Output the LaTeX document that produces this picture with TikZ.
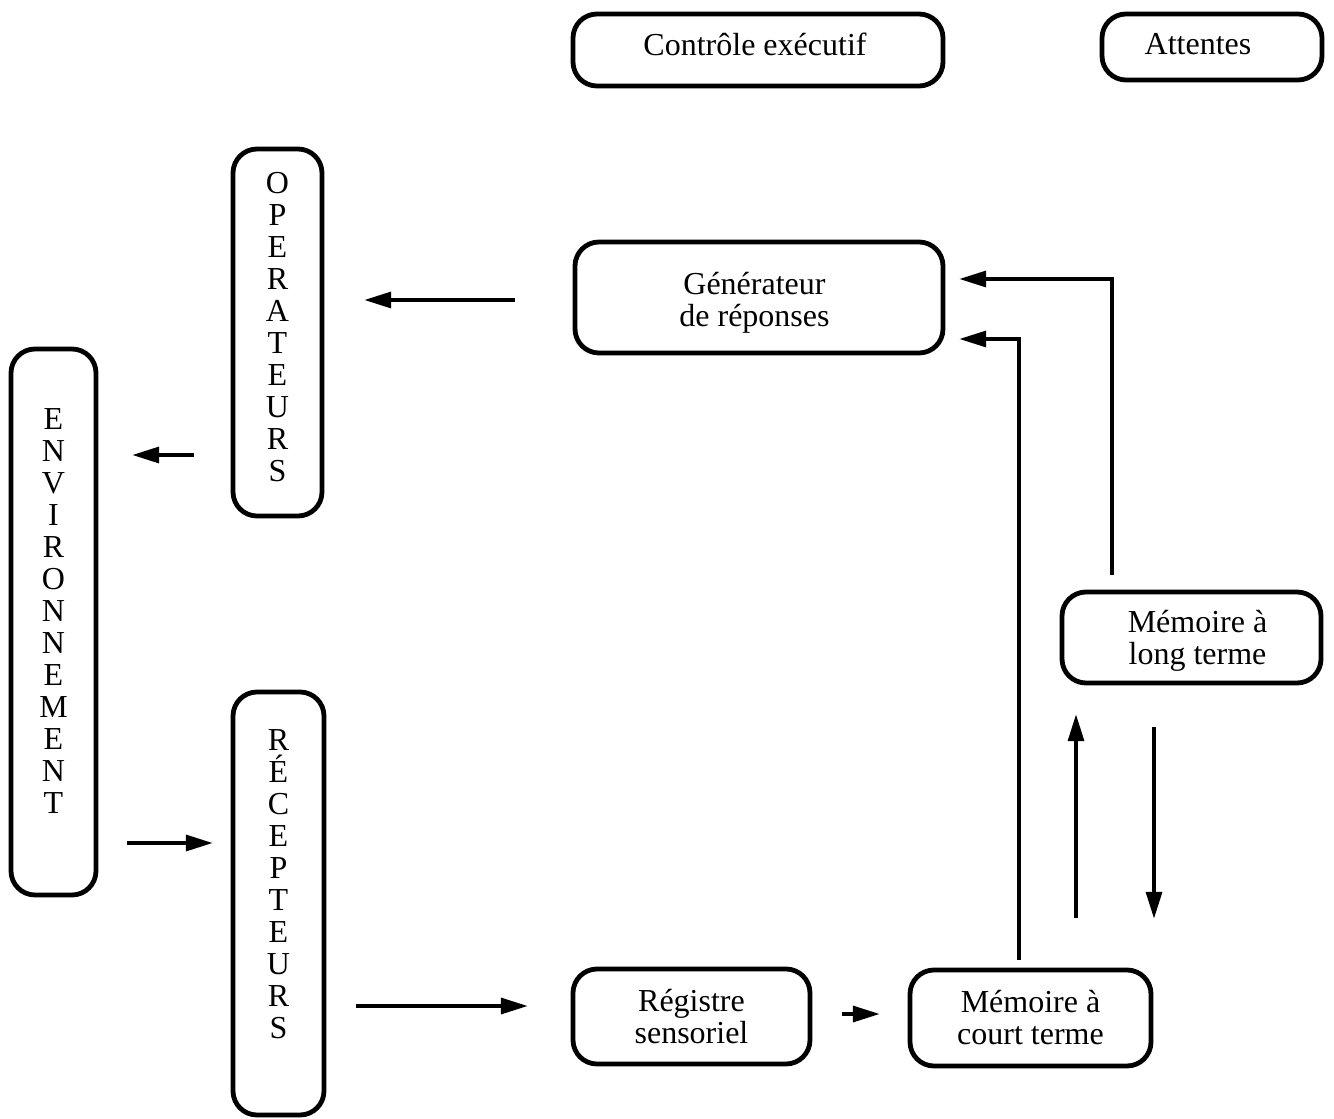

==

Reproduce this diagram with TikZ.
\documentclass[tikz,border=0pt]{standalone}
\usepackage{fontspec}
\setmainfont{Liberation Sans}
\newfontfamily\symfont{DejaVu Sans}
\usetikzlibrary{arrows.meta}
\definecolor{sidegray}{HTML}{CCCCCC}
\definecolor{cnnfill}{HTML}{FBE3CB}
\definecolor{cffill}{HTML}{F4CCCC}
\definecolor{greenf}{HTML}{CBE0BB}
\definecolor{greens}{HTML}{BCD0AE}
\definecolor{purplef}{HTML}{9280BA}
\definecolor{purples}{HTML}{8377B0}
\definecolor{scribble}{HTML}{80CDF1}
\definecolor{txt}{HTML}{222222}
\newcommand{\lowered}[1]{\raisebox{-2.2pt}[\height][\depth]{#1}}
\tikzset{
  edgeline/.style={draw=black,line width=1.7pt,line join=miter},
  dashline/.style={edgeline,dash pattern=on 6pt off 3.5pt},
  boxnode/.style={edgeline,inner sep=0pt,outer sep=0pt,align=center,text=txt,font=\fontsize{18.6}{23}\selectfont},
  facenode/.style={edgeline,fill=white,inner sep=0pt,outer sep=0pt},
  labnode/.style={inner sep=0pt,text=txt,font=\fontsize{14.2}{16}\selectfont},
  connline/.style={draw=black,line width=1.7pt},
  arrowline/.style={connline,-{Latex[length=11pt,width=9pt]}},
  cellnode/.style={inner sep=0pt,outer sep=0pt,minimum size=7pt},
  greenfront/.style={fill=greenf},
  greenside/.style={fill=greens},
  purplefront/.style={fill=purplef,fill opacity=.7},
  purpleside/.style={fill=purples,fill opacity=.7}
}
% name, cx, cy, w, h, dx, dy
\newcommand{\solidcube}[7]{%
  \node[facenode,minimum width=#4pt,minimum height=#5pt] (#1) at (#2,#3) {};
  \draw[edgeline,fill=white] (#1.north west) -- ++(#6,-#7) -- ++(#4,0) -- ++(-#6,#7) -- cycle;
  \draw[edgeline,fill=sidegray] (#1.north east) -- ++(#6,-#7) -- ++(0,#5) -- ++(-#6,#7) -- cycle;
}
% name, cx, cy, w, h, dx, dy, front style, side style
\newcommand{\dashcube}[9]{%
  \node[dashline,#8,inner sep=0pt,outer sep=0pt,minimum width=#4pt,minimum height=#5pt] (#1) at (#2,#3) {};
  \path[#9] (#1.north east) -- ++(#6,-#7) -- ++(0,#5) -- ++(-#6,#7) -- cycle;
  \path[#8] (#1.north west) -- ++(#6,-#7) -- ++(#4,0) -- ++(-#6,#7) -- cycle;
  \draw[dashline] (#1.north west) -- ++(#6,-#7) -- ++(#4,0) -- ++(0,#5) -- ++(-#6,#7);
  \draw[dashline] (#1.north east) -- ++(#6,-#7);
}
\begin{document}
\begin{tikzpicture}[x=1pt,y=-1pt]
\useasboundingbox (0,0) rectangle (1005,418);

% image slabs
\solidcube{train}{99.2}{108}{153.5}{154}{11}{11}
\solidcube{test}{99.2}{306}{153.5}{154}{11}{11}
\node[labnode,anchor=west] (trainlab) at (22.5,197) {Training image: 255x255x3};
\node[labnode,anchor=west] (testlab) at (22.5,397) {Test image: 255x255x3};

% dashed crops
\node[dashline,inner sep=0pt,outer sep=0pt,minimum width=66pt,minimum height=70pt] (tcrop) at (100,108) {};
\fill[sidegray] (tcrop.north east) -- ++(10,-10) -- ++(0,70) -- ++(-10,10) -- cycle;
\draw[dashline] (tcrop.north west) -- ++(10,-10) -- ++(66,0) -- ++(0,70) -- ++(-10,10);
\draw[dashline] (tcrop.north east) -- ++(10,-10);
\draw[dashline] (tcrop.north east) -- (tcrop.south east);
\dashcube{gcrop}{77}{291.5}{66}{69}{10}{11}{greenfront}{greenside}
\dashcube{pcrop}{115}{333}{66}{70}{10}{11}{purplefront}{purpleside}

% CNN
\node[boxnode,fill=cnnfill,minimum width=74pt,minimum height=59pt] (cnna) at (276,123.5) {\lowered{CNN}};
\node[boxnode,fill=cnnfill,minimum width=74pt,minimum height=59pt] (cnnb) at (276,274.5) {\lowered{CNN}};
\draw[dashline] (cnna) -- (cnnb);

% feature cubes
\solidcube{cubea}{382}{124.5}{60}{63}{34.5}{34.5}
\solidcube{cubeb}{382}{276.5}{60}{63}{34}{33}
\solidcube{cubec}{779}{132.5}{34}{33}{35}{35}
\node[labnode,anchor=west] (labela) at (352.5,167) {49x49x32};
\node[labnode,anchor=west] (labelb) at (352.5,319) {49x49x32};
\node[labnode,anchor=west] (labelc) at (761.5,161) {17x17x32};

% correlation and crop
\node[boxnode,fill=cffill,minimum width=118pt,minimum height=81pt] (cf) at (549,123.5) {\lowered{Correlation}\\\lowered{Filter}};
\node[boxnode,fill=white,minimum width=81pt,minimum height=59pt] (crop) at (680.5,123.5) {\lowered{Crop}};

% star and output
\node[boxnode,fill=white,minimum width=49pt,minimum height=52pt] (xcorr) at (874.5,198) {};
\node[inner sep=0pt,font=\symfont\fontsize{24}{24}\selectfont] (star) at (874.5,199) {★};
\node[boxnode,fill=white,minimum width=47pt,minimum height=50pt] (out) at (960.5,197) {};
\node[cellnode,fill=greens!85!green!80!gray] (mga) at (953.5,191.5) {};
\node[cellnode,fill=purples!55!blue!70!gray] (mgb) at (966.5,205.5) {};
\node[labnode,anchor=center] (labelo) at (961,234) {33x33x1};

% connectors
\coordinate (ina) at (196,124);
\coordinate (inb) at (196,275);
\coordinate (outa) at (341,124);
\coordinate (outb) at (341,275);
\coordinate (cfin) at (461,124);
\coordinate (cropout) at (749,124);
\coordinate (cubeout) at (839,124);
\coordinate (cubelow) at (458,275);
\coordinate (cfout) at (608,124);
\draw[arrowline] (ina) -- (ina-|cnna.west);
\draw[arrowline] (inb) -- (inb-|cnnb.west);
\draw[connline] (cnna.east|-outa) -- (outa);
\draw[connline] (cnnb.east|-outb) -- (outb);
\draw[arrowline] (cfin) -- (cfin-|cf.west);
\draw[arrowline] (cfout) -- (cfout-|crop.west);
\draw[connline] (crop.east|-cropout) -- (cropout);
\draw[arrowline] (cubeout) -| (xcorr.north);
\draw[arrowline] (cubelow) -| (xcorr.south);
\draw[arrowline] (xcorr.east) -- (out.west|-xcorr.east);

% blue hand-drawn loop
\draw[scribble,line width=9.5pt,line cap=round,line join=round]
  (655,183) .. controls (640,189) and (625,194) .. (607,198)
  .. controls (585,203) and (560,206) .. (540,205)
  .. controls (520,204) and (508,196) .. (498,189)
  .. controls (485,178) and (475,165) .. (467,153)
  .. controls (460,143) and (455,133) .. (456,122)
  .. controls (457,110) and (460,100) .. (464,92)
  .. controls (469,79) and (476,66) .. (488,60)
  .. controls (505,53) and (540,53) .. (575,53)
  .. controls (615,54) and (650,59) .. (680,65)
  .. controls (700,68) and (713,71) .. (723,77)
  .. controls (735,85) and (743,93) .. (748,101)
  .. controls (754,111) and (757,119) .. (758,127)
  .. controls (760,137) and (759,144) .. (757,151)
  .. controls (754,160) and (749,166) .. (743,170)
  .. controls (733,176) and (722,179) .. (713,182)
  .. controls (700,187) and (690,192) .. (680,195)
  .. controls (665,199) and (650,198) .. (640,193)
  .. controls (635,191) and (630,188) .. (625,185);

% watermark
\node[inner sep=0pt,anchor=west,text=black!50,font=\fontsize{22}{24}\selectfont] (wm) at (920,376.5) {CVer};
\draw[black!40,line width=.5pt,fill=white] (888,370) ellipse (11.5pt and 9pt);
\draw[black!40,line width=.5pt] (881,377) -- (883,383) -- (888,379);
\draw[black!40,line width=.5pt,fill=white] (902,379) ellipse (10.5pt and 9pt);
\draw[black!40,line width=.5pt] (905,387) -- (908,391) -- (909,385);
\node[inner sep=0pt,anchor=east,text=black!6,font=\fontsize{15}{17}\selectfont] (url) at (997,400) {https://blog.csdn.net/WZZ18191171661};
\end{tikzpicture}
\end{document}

WHAT YOU WILL DO ▸ Determine the number of lines in the data that contain "with" as a word or string, and state only that number.

WRITTEN SOLUTION ▸ 2